WHAT YOU NEED TO DO » Skip the pictures, please, and write out exactly the lines from the opening of the data through the line containing "21.01, 21.25, 21.4];".

RECORDED DATA »
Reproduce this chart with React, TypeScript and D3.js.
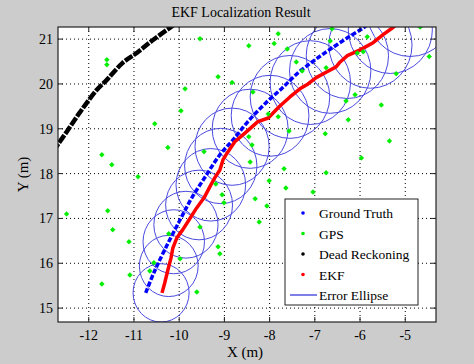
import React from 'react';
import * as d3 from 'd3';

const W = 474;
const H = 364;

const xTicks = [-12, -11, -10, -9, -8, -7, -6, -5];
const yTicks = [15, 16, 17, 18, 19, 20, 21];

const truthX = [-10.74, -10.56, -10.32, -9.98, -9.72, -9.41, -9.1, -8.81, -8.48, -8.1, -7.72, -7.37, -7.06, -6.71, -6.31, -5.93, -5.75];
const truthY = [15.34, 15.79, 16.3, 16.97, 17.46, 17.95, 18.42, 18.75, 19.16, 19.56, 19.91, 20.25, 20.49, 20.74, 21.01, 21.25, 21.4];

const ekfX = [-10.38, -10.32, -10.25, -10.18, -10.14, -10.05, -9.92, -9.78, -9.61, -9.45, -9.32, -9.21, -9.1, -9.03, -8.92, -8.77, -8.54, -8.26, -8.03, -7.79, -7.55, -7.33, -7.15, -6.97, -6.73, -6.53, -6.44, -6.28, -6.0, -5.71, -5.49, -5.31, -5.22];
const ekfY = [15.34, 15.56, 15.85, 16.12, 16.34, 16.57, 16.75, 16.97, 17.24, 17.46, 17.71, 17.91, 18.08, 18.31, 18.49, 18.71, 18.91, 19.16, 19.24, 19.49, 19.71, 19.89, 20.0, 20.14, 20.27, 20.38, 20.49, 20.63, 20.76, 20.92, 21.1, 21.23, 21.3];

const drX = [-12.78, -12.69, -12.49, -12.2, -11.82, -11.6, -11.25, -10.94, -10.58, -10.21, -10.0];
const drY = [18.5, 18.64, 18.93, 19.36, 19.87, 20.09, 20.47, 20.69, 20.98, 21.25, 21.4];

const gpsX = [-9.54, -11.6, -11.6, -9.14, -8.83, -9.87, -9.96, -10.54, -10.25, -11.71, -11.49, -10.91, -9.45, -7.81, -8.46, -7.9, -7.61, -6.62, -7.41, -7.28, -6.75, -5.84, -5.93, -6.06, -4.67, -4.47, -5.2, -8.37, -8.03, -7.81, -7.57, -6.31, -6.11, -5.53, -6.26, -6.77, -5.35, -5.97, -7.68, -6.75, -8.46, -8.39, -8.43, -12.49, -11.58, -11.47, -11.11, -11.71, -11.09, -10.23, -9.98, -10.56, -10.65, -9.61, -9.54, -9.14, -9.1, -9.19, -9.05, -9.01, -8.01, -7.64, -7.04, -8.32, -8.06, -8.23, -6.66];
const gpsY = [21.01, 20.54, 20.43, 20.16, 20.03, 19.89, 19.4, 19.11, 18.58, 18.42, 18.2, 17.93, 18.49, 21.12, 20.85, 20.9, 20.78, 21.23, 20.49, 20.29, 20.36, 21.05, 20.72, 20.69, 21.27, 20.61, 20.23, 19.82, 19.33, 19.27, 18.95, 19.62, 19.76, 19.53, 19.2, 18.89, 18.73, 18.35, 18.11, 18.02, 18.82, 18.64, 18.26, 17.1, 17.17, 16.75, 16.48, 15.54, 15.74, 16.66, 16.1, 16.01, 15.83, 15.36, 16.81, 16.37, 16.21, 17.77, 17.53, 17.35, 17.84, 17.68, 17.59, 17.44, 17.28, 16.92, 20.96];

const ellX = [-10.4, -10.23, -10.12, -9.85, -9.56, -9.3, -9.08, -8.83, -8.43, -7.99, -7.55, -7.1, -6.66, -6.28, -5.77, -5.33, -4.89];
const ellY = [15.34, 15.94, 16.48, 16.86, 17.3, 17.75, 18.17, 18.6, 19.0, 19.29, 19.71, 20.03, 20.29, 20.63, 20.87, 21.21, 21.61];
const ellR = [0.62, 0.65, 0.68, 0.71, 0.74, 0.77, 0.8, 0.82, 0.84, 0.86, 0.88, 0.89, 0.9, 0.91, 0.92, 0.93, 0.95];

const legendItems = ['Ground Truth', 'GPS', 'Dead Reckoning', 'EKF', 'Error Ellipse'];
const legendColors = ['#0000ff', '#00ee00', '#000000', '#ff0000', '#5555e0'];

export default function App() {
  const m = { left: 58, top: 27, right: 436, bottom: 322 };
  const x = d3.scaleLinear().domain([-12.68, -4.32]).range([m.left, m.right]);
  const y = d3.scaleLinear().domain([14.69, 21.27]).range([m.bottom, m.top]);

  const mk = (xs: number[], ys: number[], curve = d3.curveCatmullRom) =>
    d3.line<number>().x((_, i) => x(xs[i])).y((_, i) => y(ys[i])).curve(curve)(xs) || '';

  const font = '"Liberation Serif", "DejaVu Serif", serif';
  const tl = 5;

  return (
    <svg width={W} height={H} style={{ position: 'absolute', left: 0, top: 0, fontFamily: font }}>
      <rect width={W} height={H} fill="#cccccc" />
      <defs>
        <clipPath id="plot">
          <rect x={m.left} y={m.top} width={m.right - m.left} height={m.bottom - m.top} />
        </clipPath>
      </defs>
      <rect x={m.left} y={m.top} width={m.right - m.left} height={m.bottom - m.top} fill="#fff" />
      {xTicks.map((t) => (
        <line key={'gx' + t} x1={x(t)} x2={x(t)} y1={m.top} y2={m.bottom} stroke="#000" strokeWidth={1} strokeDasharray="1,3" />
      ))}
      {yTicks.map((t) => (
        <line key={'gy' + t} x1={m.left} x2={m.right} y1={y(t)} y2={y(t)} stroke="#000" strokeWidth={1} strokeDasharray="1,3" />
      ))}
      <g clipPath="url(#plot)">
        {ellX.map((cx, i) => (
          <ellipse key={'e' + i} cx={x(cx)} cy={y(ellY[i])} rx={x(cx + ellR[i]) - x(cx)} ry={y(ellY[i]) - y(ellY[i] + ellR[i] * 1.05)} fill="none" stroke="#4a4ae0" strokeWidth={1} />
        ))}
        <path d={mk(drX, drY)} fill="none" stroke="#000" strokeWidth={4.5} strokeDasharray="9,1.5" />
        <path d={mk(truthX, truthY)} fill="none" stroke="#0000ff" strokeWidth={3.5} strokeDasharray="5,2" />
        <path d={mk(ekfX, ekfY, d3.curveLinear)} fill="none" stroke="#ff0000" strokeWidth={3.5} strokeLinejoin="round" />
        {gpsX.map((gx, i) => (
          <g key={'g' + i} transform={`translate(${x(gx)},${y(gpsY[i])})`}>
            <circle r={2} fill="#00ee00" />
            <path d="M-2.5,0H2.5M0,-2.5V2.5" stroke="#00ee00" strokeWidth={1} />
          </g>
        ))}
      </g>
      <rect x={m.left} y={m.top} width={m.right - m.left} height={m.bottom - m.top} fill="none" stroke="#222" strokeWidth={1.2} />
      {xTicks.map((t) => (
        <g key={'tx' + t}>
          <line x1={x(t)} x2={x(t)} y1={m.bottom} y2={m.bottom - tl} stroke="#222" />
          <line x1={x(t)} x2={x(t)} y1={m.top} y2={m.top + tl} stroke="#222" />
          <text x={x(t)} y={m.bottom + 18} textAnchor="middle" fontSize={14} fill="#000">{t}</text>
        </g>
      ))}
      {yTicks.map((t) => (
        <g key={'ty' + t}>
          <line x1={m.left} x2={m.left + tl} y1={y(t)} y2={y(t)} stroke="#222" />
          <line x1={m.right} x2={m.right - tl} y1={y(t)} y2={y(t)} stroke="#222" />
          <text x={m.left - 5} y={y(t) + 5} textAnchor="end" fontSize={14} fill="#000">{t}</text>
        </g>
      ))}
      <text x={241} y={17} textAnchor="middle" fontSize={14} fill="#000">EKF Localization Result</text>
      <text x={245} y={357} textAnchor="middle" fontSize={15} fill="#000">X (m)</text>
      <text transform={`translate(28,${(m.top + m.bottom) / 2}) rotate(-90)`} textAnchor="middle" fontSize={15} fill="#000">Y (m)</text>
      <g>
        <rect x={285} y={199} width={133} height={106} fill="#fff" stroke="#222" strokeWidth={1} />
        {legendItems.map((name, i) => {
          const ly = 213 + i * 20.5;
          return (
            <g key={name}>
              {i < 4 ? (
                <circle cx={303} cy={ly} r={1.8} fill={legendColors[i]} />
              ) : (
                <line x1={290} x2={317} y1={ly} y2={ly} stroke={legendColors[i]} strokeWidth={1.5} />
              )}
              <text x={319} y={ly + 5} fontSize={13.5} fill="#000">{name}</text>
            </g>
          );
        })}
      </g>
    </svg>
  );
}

OUTPUT OF THE TASK »
Reproduce this chart with React, TypeScript and D3.js.
import React from 'react';
import * as d3 from 'd3';

const W = 474;
const H = 364;

const xTicks = [-12, -11, -10, -9, -8, -7, -6, -5];
const yTicks = [15, 16, 17, 18, 19, 20, 21];

const truthX = [-10.74, -10.56, -10.32, -9.98, -9.72, -9.41, -9.1, -8.81, -8.48, -8.1, -7.72, -7.37, -7.06, -6.71, -6.31, -5.93, -5.75];
const truthY = [15.34, 15.79, 16.3, 16.97, 17.46, 17.95, 18.42, 18.75, 19.16, 19.56, 19.91, 20.25, 20.49, 20.74, 21.01, 21.25, 21.4];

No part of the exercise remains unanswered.